Following the consumption of the alcohol and marijuana she said she felt weird and strange and although her memory was somewhat patchy she recalled him having intercourse with her on a sleeping bag beneath a building at the oval.
The next conviction relates to an incident when the applicant was living at the Sunshine Coast and the complainant was 15. One afternoon he took the complainant and his two sons who were then five and three fishing. He supplied the complainant with beer and marijuana which she, again, voluntarily consumed. That night he called her over to some trees where he was and there had sexual intercourse with her.
She gave evidence to the effect that she was resigned to what was going to happen although she was crying and screaming during the course of the act. The complaints were not made until mid 1994. There was evidence that the applicant had made threats to her involving various things; the display of a weapon and of physical harm if she revealed the offences.
The matter went to trial; the defence did not give evidence, but the complainant was cross-examined on the basis that the offences did not happen and that her evidence was false. The trial Judge took into account the ordeal of giving evidence especially in the light of the victim impact statement which showed that the complainant had suffered great emotional damage, as far as she was concerned, as a result of the treatment by the applicant. It is not a case where any remorse is evident.
The trial Judge formed the view that eight years imprisonment was appropriate, but because the applicant had served 325 days for one of the counts of administering a stupefying drug upon which he was initially convicted, given a re-trial and then acquitted on the present trial, reduced the sentence to seven years.
The applicant was 42 years of age. He has a lengthy criminal history for offences of dishonesty. He has no previous offences of a sexual nature.
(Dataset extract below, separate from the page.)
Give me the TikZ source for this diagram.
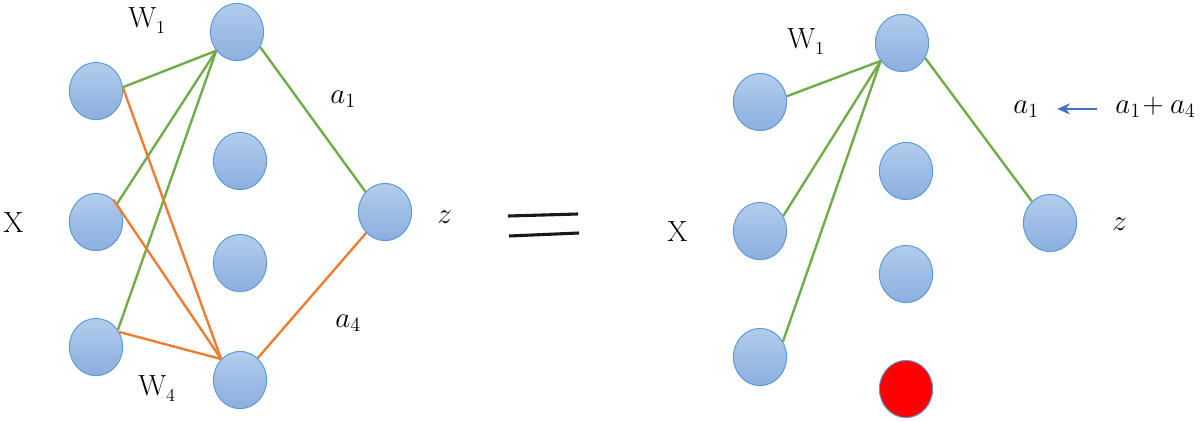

The record indicates clearly enough that the applicant took advantage of his position and committed the offences for which he was convicted.
The sentences which have been presented to us as comparatives really in many respects stand on their own facts and one has to form a conclusion as to what was an appropriate sentence in this particular case.
As I have attempted to indicate there were a number of circumstances which I think aggravated the particular offences on this occasion and while it may be said that the sentence is heavy I am not persuaded that it is manifestly excessive given the particular circumstances of the case.
I would refuse the application for leave to appeal.
MOYNIHAN J: I agree.
CULLINANE J: I agree.
MOYNIHAN J: The order is that the application for leave to appeal is refused.